Efficiently allocating resources in sbatch scripts
Something that trips me up literally every time I write my own submissions scripts is slurm's method of allocation.
If I later find the resources that I used to get to this understanding, I'll come back and put them here.\
An example submission script:
This is the job submission file taken from my HOMME-E3SM custom install on greatlakes.
#!/bin/bash
#
#SBATCH --job-name ${JOBNAME}
#SBATCH --account=cjablono1
#SBATCH --nodes=1
#SBATCH --ntasks-per-node=36
#SBATCH --cpus-per-task=1
#SBATCH --mem-per-cpu=1000m
#SBATCH --time=0:60:00
#
# 25 nodes, 30min sufficient for all 5 runs
# 12 nodes, 10min for r400 an r100
#
source /home/owhughes/HOMME/E3SM/setup.sh
export OMP_NUM_THREADS=6
export MV2_ENABLE_AFFINITY=0
NCPU=36
EXEC=../../../test_execs/theta-l-nlev30/theta-l-nlev30
function run {
local NCPU=$1
echo "NCPU = $NCPU"
namelist=namelist-$prefix.nl
\cp -f $namelist input.nl
date
mpirun -bind-to=core -np 36 $EXEC < input.nl
date
ncl plot-baroclinicwave-init.ncl
ncl plot-lat-lon-TPLSPS.ncl 'var_choice=1'
ncl plot-lat-lon-TPLSPS.ncl 'var_choice=2'
ncl plot-lat-lon-TPLSPS.ncl 'var_choice=3'
\mv -f plot_baroclinicwave_init.pdf ${prefix}_init.pdf
\mv -f preqx-test16-1latlonT850.pdf ${prefix}_T850.pdf
\mv -f preqx-test16-1latlonPS.pdf ${prefix}_PS.pdf
\mv -f preqx-test16-1latlonPRECL.pdf ${prefix}_PRECL.pdf
\mv -f movies/dcmip2016_test11.nc movies/${prefix}_dcmip2016_test11.nc
}
prefix=r400 ; run $(($NCPU>384?384:NCPU))
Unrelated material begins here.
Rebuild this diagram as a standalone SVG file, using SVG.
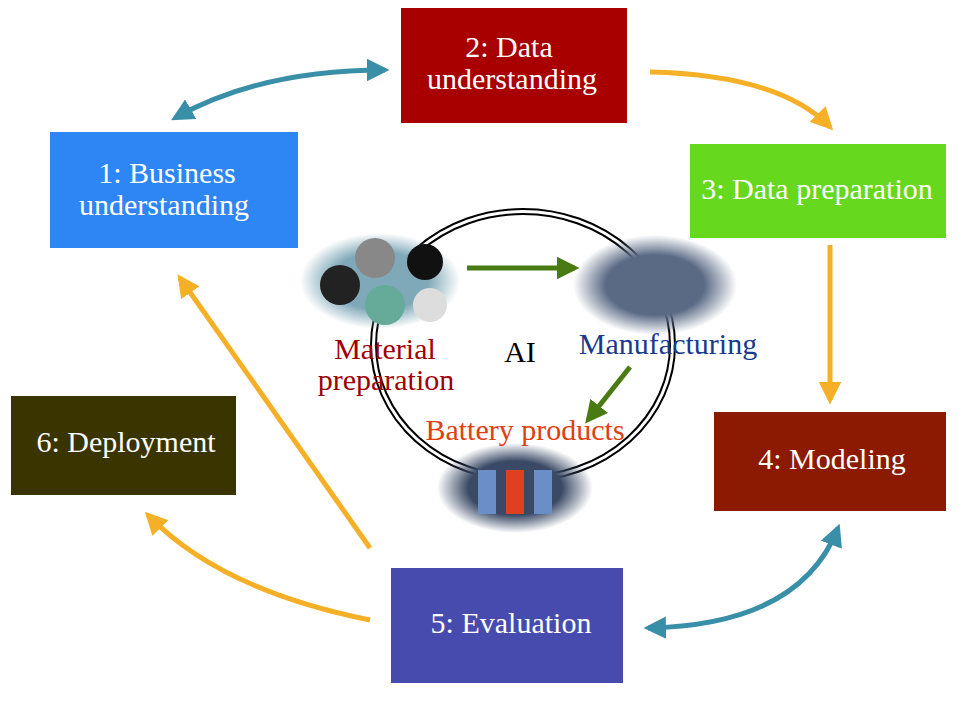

prefix=r100-dry; run $NCPU
prefix=r100-h ; run $NCPU
prefix=r100 ; run $NCPU
prefix=r50 ; run $NCPU
As far as I can tell this indicates that ntasks-per-node
dictates the number of tasks that can be directly spawned by
mpirun. -bind-to=core
seems to play better with hyperthreaded processors? THIS IS THE IMPORTANT ONE!
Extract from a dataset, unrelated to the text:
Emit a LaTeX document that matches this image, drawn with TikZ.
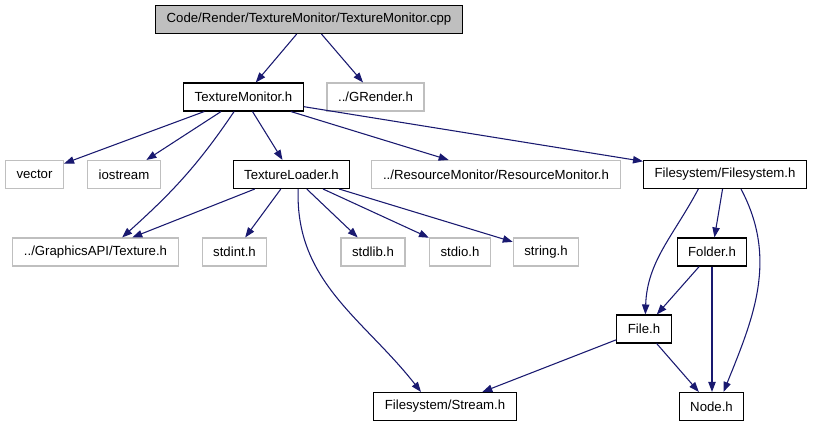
\documentclass[tikz,border=0pt]{standalone}
\usepackage{fontspec}
\setmainfont{Liberation Sans}
\usetikzlibrary{positioning,arrows.meta}
\definecolor{edgenavy}{RGB}{25,25,112}
\definecolor{extgray}{RGB}{191,191,191}
\tikzset{
  hdr/.style={draw=black,line width=0.8pt,fill=white,minimum height=21pt,
    inner xsep=8.3pt,inner ysep=0pt,font=\fontsize{9.9}{11}\selectfont},
  extfile/.style={hdr,draw=extgray},
  rootfile/.style={hdr,fill=extgray},
  dep/.style={edgenavy,line width=0.8pt,-{Triangle[length=7.5pt,width=5.5pt]}}
}
\begin{document}
\begin{tikzpicture}[x=0.75pt,y=-0.75pt]
        \useasboundingbox[fill=white] (0,0) rectangle (813,427);
        \node[rootfile] (cpp) at (309,19.5) {Code/Render/TextureMonitor/TextureMonitor.cpp};
        \node[hdr] (texmon) at (243.5,97) {TextureMonitor.h};
        \node[extfile] (grender) at (375.5,97) {../GRender.h};
        \node[extfile] (vector) at (34.5,174.5) {vector};
        \node[extfile] (iostream) at (124,174.5) {iostream};
        \node[hdr] (texload) at (291.5,174.5) {TextureLoader.h};
        \node[extfile] (resmon) at (496,174.5) {../ResourceMonitor/ResourceMonitor.h};
        \node[hdr] (fsys) at (725,174.5) {Filesystem/Filesystem.h};
        \node[extfile] (texture) at (95.5,252) {../GraphicsAPI/Texture.h};
        \node[extfile] (stdint) at (234.5,252) {stdint.h};
        \node[extfile] (stdlib) at (373,252) {stdlib.h};
        \node[extfile] (stdio) at (460,252) {stdio.h};
        \node[extfile] (string) at (546,252) {string.h};
        \node[hdr] (folder) at (712,252) {Folder.h};
        \node[hdr] (file) at (644,329) {File.h};
        \node[hdr] (stream) at (445,406.5) {Filesystem/Stream.h};
        \node[hdr] (nodeh) at (711.5,406.5) {Node.h};

        \draw[dep] (cpp) -- (texmon);
        \draw[dep] (cpp) -- (grender);
        \draw[dep] (texmon) -- (vector);
        \draw[dep] (texmon) -- (iostream);
        \draw[dep] (texmon.south west) ++(51,0) to[out=-124,in=42] ([xshift=20pt]texture.north);
        \draw[dep] (texmon) -- (texload);
        \draw[dep] (texmon) -- (resmon);
        \draw[dep] (texmon) -- (fsys);
        \draw[dep] (texload) -- (texture);
        \draw[dep] (texload) -- (stdint);
        \draw[dep] (texload) -- (stdlib);
        \draw[dep] (texload) -- (stdio);
        \draw[dep] (texload) -- (string);
        \draw[dep] ([xshift=5pt]texload.south) to[out=-92,in=128] ([xshift=-18pt]stream.north);
        \draw[dep] (fsys) -- (folder);
        \draw[dep] ([xshift=-20pt]fsys.south) to[out=-118,in=88] ([xshift=1pt]file.north);
        \draw[dep] ([xshift=12pt]fsys.south) to[out=-62,in=68] ([xshift=9pt]nodeh.north);
        \draw[dep] (folder) -- (file);
        \draw[dep] (folder) -- (folder |- nodeh.north);
        \draw[dep] (file) -- (stream);
        \draw[dep] (file) -- (nodeh);
      \end{tikzpicture}
\end{document}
However, one can increase $OMP_NUM_THREADS
seemingly ad infinitum without it complaining; seemingly it can support more than
36 threads at a time on one node. (Note: I haven't directly checked that it's allocating only one node to my job).
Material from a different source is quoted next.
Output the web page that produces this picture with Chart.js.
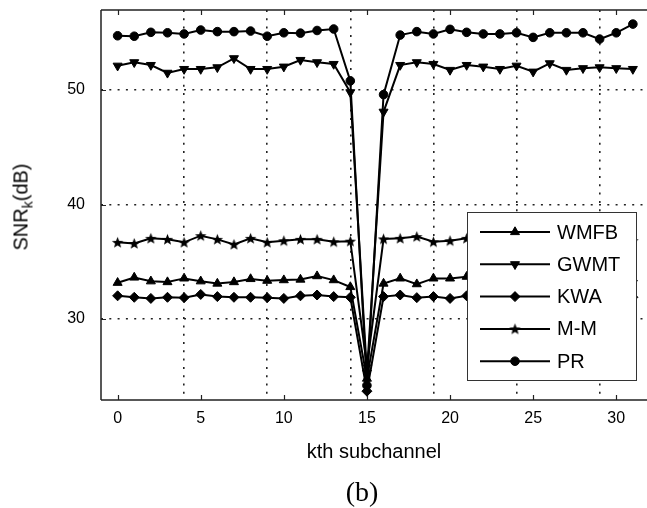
<!DOCTYPE html>
<html><head><meta charset="utf-8">
<script src="https://cdn.jsdelivr.net/npm/chart.js@4.4.0/dist/chart.umd.min.js"></script>
<style>
html,body{margin:0;padding:0;background:#fff;}
#wrap{position:relative;width:647px;height:508px;}
#ytitle{position:absolute;left:21px;top:207px;transform:translate(-50%,-50%) rotate(-90deg);font:20px "Liberation Sans",Arial,sans-serif;white-space:nowrap;color:#000;}
#ytitle sub{font-size:14px;vertical-align:-5px;line-height:0;}
#cap{position:absolute;left:362px;top:492px;transform:translate(-50%,-50%);font:28px "Liberation Serif","Times New Roman",serif;color:#000;white-space:nowrap;}
</style></head><body>
<div id="wrap"><canvas id="c" width="647" height="508"></canvas>
<div id="ytitle">SNR<sub>k</sub>(dB)</div><div id="cap">(b)</div></div>
<script>
const subchannels = [0,1,2,3,4,5,6,7,8,9,10,11,12,13,14,15,16,17,18,19,20,21,22,23,24,25,26,27,28,29,30,31];
const seriesNames = ["WMFB","GWMT","KWA","M-M","PR"];
const wmfb = [33.17,33.63,33.3,33.23,33.55,33.3,33.1,33.23,33.5,33.35,33.4,33.45,33.75,33.4,32.8,24.8,33.1,33.55,33.05,33.55,33.55,33.7,33.5,33.6,33.4,33.5,33.6,33.45,33.5,33.6,33.5,33.55];
const gwmt = [52.12,52.42,52.18,51.5,51.83,51.83,51.98,52.77,51.83,51.83,52.04,52.62,52.42,52.27,49.8,25.3,48.1,52.18,52.42,52.27,51.75,52.18,52.04,51.83,52.12,51.6,52.33,51.75,51.9,51.98,51.9,51.83];
const kwa = [32.03,31.9,31.8,31.9,31.87,32.15,31.96,31.9,31.9,31.87,31.8,32.03,32.1,31.96,31.9,23.7,31.96,32.1,31.87,31.96,31.8,32.03,31.95,32.0,31.9,32.05,31.95,31.9,32.0,31.95,32.0,31.9];
const mm = [36.7,36.6,37.05,36.96,36.7,37.28,36.96,36.52,37.05,36.7,36.84,36.96,36.96,36.75,36.8,25.9,37.0,37.05,37.2,36.75,36.84,37.05,36.9,37.0,36.8,37.1,36.9,36.8,37.0,36.9,37.0,36.85];
const pr = [54.74,54.7,55.04,55.0,54.9,55.24,55.1,55.1,55.15,54.7,55.0,54.97,55.2,55.33,50.8,24.2,49.6,54.8,55.1,54.9,55.3,55.04,54.9,54.9,55.0,54.6,55.0,55.0,55.0,54.45,55.0,55.76];
const xTickValues = [0,5,10,15,20,25,30];
const xGridValues = [4,9,14,19,24,29];
const yTickValues = [30,40,50];
const xTitle = "kth subchannel";

const FONT = "'Liberation Sans', Arial, sans-serif";

// filled five-point star marker
const star = document.createElement('canvas');
star.width = 13; star.height = 13;
(function(){
  const g = star.getContext('2d');
  g.fillStyle = '#000';
  g.beginPath();
  for (let i = 0; i < 10; i++) {
    const r = i % 2 === 0 ? 6 : 2.6;
    const a = -Math.PI/2 + i*Math.PI/5;
    const px = 6.5 + r*Math.cos(a), py = 7 + r*Math.sin(a);
    if (i === 0) g.moveTo(px, py); else g.lineTo(px, py);
  }
  g.closePath(); g.fill();
})();

function mk(label, vals, style, radius, rot) {
  return {
    label: label,
    data: subchannels.map((x,i)=>({x:x, y:vals[i]})),
    borderColor:'#000', borderWidth:2, backgroundColor:'#000',
    pointStyle: style, pointRadius: radius, pointRotation: rot||0,
    pointBackgroundColor:'#000', pointBorderColor:'#000', pointBorderWidth:1,
    tension:0, fill:false
  };
}

const datasets = [
  mk(seriesNames[0], wmfb, 'triangle', 5.2, 0),
  mk(seriesNames[1], gwmt, 'triangle', 5.2, 180),
  mk(seriesNames[2], kwa, 'rectRot', 5, 0),
  mk(seriesNames[3], mm, star, 5, 0),
  mk(seriesNames[4], pr, 'circle', 4.3, 0)
];

const framePlugin = {
  id:'frame',
  beforeDatasetsDraw(chart){
    const ctx = chart.ctx, ca = chart.chartArea;
    const xs = chart.scales.x, ys = chart.scales.y;
    ctx.save();
    ctx.strokeStyle = '#222'; ctx.lineWidth = 1.5;
    ctx.beginPath();
    ctx.moveTo(ca.left, ca.top); ctx.lineTo(ca.right, ca.top);
    ctx.moveTo(ca.left, ca.top); ctx.lineTo(ca.left, ca.bottom);
    ctx.moveTo(ca.left, ca.bottom); ctx.lineTo(ca.right, ca.bottom);
    ctx.stroke();
    ctx.lineWidth = 1.2;
    ctx.beginPath();
    xTickValues.forEach(v=>{
      const px = Math.round(xs.getPixelForValue(v)) + 0.5;
      ctx.moveTo(px, ca.bottom); ctx.lineTo(px, ca.bottom - 5);
      ctx.moveTo(px, ca.top); ctx.lineTo(px, ca.top + 5);
    });
    yTickValues.forEach(v=>{
      const py = Math.round(ys.getPixelForValue(v)) + 0.5;
      ctx.moveTo(ca.left, py); ctx.lineTo(ca.left + 5, py);
    });
    ctx.stroke();
    ctx.restore();
  }
};

const legendPlugin = {
  id:'boxLegend',
  afterDraw(chart){
    const ctx = chart.ctx, ca = chart.chartArea;
    const W = 169, H = 168;
    const L = ca.right - 11 - W, T = ca.top + 202;
    ctx.save();
    ctx.fillStyle = '#fff';
    ctx.fillRect(L, T, W, H);
    ctx.strokeStyle = '#333'; ctx.lineWidth = 1;
    ctx.strokeRect(L + 0.5, T + 0.5, W, H);
    chart.data.datasets.forEach((ds, i) => {
      const y = T + 20 + i*32.3;
      ctx.strokeStyle = '#000'; ctx.lineWidth = 2;
      ctx.beginPath(); ctx.moveTo(L + 13, y); ctx.lineTo(L + 83, y); ctx.stroke();
      ctx.fillStyle = '#000'; ctx.strokeStyle = '#000'; ctx.lineWidth = 1;
      if (Chart.helpers && Chart.helpers.drawPoint) {
        Chart.helpers.drawPoint(ctx, {pointStyle: ds.pointStyle, rotation: ds.pointRotation, radius: ds.pointRadius, borderWidth: 1}, L + 48, y);
      }
      ctx.fillStyle = '#000';
      ctx.font = "20px " + FONT;
      ctx.textBaseline = 'middle'; ctx.textAlign = 'left';
      ctx.fillText(ds.label, L + 90, y + 1);
    });
    ctx.restore();
  }
};

function noPadH(s){ s.paddingLeft = 0; s.paddingRight = 0; s.paddingTop = 0; s.paddingBottom = 0; }

new Chart(document.getElementById('c'), {
  type:'line',
  data:{ datasets: datasets },
  plugins:[framePlugin, legendPlugin],
  options:{
    responsive:false, animation:false, devicePixelRatio:1,
    layout:{autoPadding:false, padding:{top:10, left:0, right:0, bottom:0}},
    plugins:{ legend:{display:false}, tooltip:{enabled:false} },
    scales:{
      x:{
        type:'linear', position:'bottom', min:-1, max:31.85,
        afterBuildTicks: s => { s.ticks = xTickValues.map(v=>({value:v})); },
        afterFit: s => { s.height = 108; noPadH(s); },
        grid:{display:false, drawTicks:false}, border:{display:false},
        ticks:{color:'#000', font:{family:FONT, size:16}, padding:9, maxRotation:0, autoSkip:false, callback: v => String(v)},
        title:{display:true, text:xTitle, color:'#000', font:{family:FONT, size:20}, padding:{top:0, bottom:44}}
      },
      xg:{
        type:'linear', position:'bottom', min:-1, max:31.85,
        afterBuildTicks: s => { s.ticks = xGridValues.map(v=>({value:v})); },
        afterFit: s => { s.height = 0; noPadH(s); },
        ticks:{display:false},
        grid:{color:'#222', lineWidth:1.6, drawTicks:false},
        border:{display:false, dash:[2,6.3]}
      },
      y:{
        type:'linear', position:'left', min:22.93, max:56.99,
        afterBuildTicks: s => { s.ticks = yTickValues.map(v=>({value:v})); },
        afterFit: s => { s.width = 101; noPadH(s); },
        ticks:{color:'#000', font:{family:FONT, size:16}, padding:16, callback: v => String(v)},
        grid:{color:'#222', lineWidth:1.6, drawTicks:false},
        border:{display:false, dash:[2,6.3]}
      }
    }
  }
});
</script>
</body></html>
However, this appears to be the correct approach to allocating resources as all jobs from ne4 up to ne60 seem to run reasonably fast.
Note: When -bind-to=core
is applied to MPAS, it runs in a much more sensible time frame and complains less. My guess
is that the default is that it tries to bind to a socket, and that causes it to hang, or at least eat up an absurdly wasteful
amount of resources.
seff ${JOBID}
Evidently you can do seff ${JOBID}